When it comes to affordability, this set of three nonstick cookie sheets is tough to beat. Bakers love that nothing sticks on them—not even melted cheese. “It’s a wise investment for a just-to-have sheet,” Cunningham says. “I would gift this to a new baker looking to build inventory.”

“This is the cast iron pan of sheet trays,” says O’Laskey, who recommends this design for anyone who “nerds out” over quality cookware and takes care of their tools “like a significant other.” It’s also a great option for anyone who’s completely opposed to aluminum. When properly cared for, it develops a “seasoned” nonstick coat over time, like cast iron, that won’t wear off like other nonstick coatings. Plus, the sleek blue design makes it a sheet pan you’d be proud to serve straight from the oven.

Ask the Experts

It all comes down to the rim. Cookie sheets have one raised edge to allow baked goods to slide off onto the cooling rack or plate with ease, whereas baking sheets have four raised edges that are each about one inch tall. It’s a matter of personal preference: “I prefer the security of the rimmed sheets [because] there’s less chance of dropping pastries,” O’Laskey says.

How do I clean my baking sheet?

No need to overcomplicate it—a general purpose Scotch-Brite pad and soapy water will do.
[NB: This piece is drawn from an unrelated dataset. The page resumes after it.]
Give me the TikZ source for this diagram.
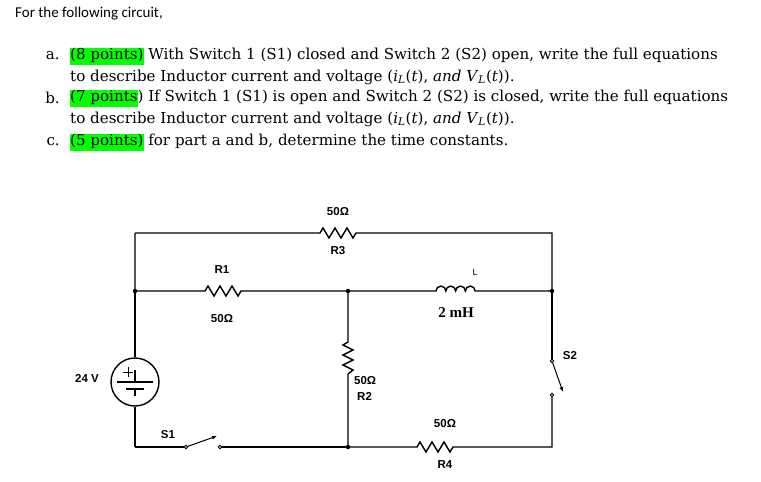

Let it soak for 2-3 hours if the grime is especially bad.

What’s the best way to prolong the life of a baking sheet?

Follow O’Laskey’s golden rule and always line your sheet to keep it in pristine condition. “I don’t really know anyone professionally that doesn’t use some type of barrier between the food and the cooking tray,” he says, noting that either a silicone mat or parchment paper will do the trick. “Soak a silicone mat after baking [and] it will shorten the cleaning up by a ton.”